== DATA SEGMENT ==
☆ ☆ ☆ ☆ ☆ ☆ ☆
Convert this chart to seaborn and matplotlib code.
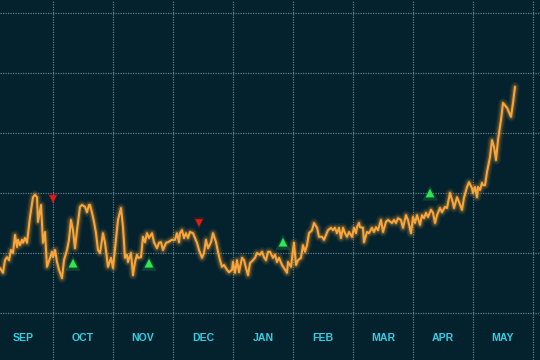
import numpy as np
import pandas as pd
import matplotlib
matplotlib.use("Agg")
import matplotlib.pyplot as plt
import seaborn as sns

# ---------------------------------------------------------
# Data
# ---------------------------------------------------------
months = ['SEP', 'OCT', 'NOV', 'DEC', 'JAN', 'FEB', 'MAR', 'APR', 'MAY']

days = [0, 1.5, 2.5, 3.5, 4.5, 5.5, 6.5, 7.5, 8.5, 9, 10, 11, 11.5, 12.5, 13.5,
        15, 16.5, 17.5, 18.5, 19, 20.5, 21.5, 22.5, 23.5, 25, 26, 26.5, 27.5,
        28.5, 29.5, 31, 32, 33.5, 34.5, 35.5, 36.5, 37.5, 38.5, 40, 41, 42.5,
        43.5, 44.5,
        45, 46, 47, 48, 49, 50, 51.5, 52.5, 54, 55.5, 56.5, 58, 59, 60.5, 61.5,
        62.5, 63.5, 64, 65.5, 66.5, 67.5, 68.5, 69, 70.5, 71.5, 72.5, 73.5,
        74.5, 76, 77, 78.5, 79.5, 80.5, 81.5, 83, 84, 86, 87.5, 88.5, 89.5,
        90, 91, 92, 93, 94, 95, 96.5, 97.5, 98.5, 99.5, 101, 102, 103, 104,
        105.5, 106.5, 108, 109, 110, 111, 112, 113.5, 114.5, 116, 116.5, 117.5,
        118.5, 119.5, 121, 122, 123, 124, 125, 126.5, 127.5, 128.5, 130, 131,
        132, 133, 134,
        135, 136.5, 137.5, 138.5, 139.5, 141, 142, 143.5, 144, 145.5, 146.5,
        147, 148, 149, 150.5, 151.5, 152.5, 153.5, 154.5, 156, 157, 158.5,
        159.5, 161, 162, 163, 164, 165.5, 166.5, 167.5, 168.5, 169.5, 170.5,
        171.5, 172.5, 173.5, 174.5, 176, 177, 178, 178.5, 179.5,
        180, 181.5, 182, 183.5, 184.5, 186, 187, 188, 189, 190.5, 191.5, 193,
        194, 196, 197, 198, 199, 200.5, 201.5, 203, 204, 205.5, 206.5, 207.5,
        208.5, 210, 211, 212, 213, 214, 215.5, 216.5, 217.5, 218.5, 220, 221,
        222.5, 223.5, 224.5,
        225, 226.5, 227, 228.5, 229.5, 231, 232, 233.5, 234.5, 236, 236.5,
        237.5, 238.5, 239, 240, 241, 241.5, 242.5, 243.5, 245, 246, 247, 248,
        249, 250.5, 251.5, 253.5, 255.5, 256.5, 257.5]

price = [107.5, 106.7, 108.8, 109.3, 108.8, 110.5, 110.0, 113.0, 111.0, 112.2,
         111.3, 112.2, 111.7, 112.5, 111.7, 116.0, 119.3, 119.7, 119.3, 115.2,
         118.0, 111.7, 113.5, 107.7, 109.2, 110.2, 109.3, 110.5, 108.5, 107.2,
         105.8, 108.8, 110.5, 112.2, 115.5, 113.8, 110.8, 113.8, 117.7, 118.0,
         117.7, 116.8, 118.0,
         118.0, 116.7, 115.2, 113.3, 110.5, 110.0, 113.3, 111.7, 107.7, 109.2,
         107.5, 112.2, 115.5, 117.5, 114.3, 109.2, 109.7, 108.5, 110.0, 106.3,
         108.5, 109.7, 109.2, 109.3, 112.7, 111.8, 113.3, 112.5, 113.3, 111.8,
         110.8, 111.7, 111.8, 110.5, 111.7, 111.8, 112.2, 112.2, 113.3, 111.8,
         113.3, 113.8, 112.5, 113.3, 112.5, 113.5, 113.3, 112.5, 111.7, 110.5,
         109.2, 110.0, 112.2, 110.8, 111.8, 113.3, 111.8, 110.2, 108.8, 107.7,
         108.0, 107.2, 106.8, 107.2, 108.5, 106.7, 108.8, 106.8, 109.2, 108.8,
         107.5, 106.3, 108.3, 108.8, 109.2, 110.0, 109.7, 110.2, 109.3, 108.8,
         110.2,
         110.2, 109.2, 109.7, 108.5, 109.2, 108.0, 107.5, 106.7, 108.5, 107.7,
         110.5, 111.7, 108.0, 108.8, 109.2, 111.3, 110.2, 111.3, 113.3, 113.8,
         115.0, 114.2, 112.7, 112.7, 112.2, 113.0, 113.8, 114.2, 113.8, 114.2,
         113.3, 114.2, 112.5, 114.2, 113.3, 112.7, 113.5, 112.7, 114.2, 113.3,
         114.3, 115.0,
         114.3, 114.2, 111.8, 113.5, 113.3, 114.2, 113.5, 114.3, 113.8, 115.5,
         113.5, 115.2, 115.5, 115.0, 115.5, 115.0, 115.8, 115.5, 114.2, 116.3,
         115.5, 113.3, 116.0, 115.0, 116.3, 114.7, 116.3, 115.8, 116.7, 116.0,
         117.2, 116.7, 115.0, 116.3, 117.5, 116.8, 117.7, 117.5, 119.2,
         120.0, 118.3, 117.5, 119.3, 118.5, 117.2, 119.2, 121.0, 121.8, 120.8,
         120.0, 121.0, 119.3, 121.0, 120.5, 121.7, 121.3, 121.3, 123.5, 126.0,
         128.8, 127.7, 125.5, 128.8, 132.2, 135.0, 134.2, 132.7, 135.0, 137.7]

buy_days = [36.5, 74.5, 141.5, 215]
buy_price = [108.3, 108.3, 111.8, 120.0]
sell_days = [26.5, 99.5]
sell_price = [119.0, 115.0]

assert len(days) == len(price)

df = pd.DataFrame({'day': days, 'price': price})
buys = pd.DataFrame({'day': buy_days, 'price': buy_price})
sells = pd.DataFrame({'day': sell_days, 'price': sell_price})

# ---------------------------------------------------------
# Styling
# ---------------------------------------------------------
BG = '#03222e'
LINE = '#f9a53a'
GRID = '#9cbac6'
LABEL = '#2fd0e4'

sns.set_theme(style="dark")
plt.rcParams['font.family'] = ['Liberation Sans', 'DejaVu Sans']

fig = plt.figure(figsize=(5.4, 3.6), dpi=100, facecolor=BG)
ax = fig.add_axes([0, 0, 1, 1])
ax.set_facecolor(BG)

# glow under the main line
for lw, a in [(7, 0.07), (5, 0.12), (3.2, 0.22)]:
    sns.lineplot(data=df, x='day', y='price', color=LINE, lw=lw, alpha=a,
                 ax=ax, sort=False, solid_capstyle='round')
sns.lineplot(data=df, x='day', y='price', color=LINE, lw=1.5, ax=ax, sort=False)

# buy / sell markers with a soft halo
sns.scatterplot(data=buys, x='day', y='price', marker='^', s=120, color='#22dd44',
                alpha=0.2, edgecolor='none', ax=ax)
sns.scatterplot(data=buys, x='day', y='price', marker='^', s=40, color='#2ee850',
                edgecolor='none', ax=ax)
sns.scatterplot(data=sells, x='day', y='price', marker='v', s=70, color='#e01515',
                alpha=0.2, edgecolor='none', ax=ax)
sns.scatterplot(data=sells, x='day', y='price', marker='v', s=30, color='#e51a14',
                edgecolor='none', ax=ax)

# grid: month boundaries and price levels
ax.set_xlim(0, 270)
ax.set_ylim(100 - 47 / 6, 100 + 313 / 6)
ax.set_xticks([26.5 + 30 * k for k in range(9)])
ax.set_yticks([100 + 10 * k for k in range(6)])
ax.grid(True, color=GRID, lw=0.9, ls=(0, (1, 1)), alpha=0.6)
ax.tick_params(length=0, labelbottom=False, labelleft=False)
ax.set_xlabel('')
ax.set_ylabel('')
for s in ax.spines.values():
    s.set_visible(False)
ax.set_axisbelow(True)

for k, m in enumerate(months):
    ax.text(11.5 + 30 * k, 100 - 25 / 6, m, color=LABEL, fontsize=7.6,
            fontweight='bold', ha='center', va='center')

fig.savefig('out.png', dpi=100, facecolor=BG)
☆ ☆ ☆ ☆ ☆ ☆ ☆
== EXERCISE DESCRIPTION ==
Find the word "chart" in the material, then list each line that holds it.

== EXERCISE RESPONSE ==
Convert this chart to seaborn and matplotlib code.

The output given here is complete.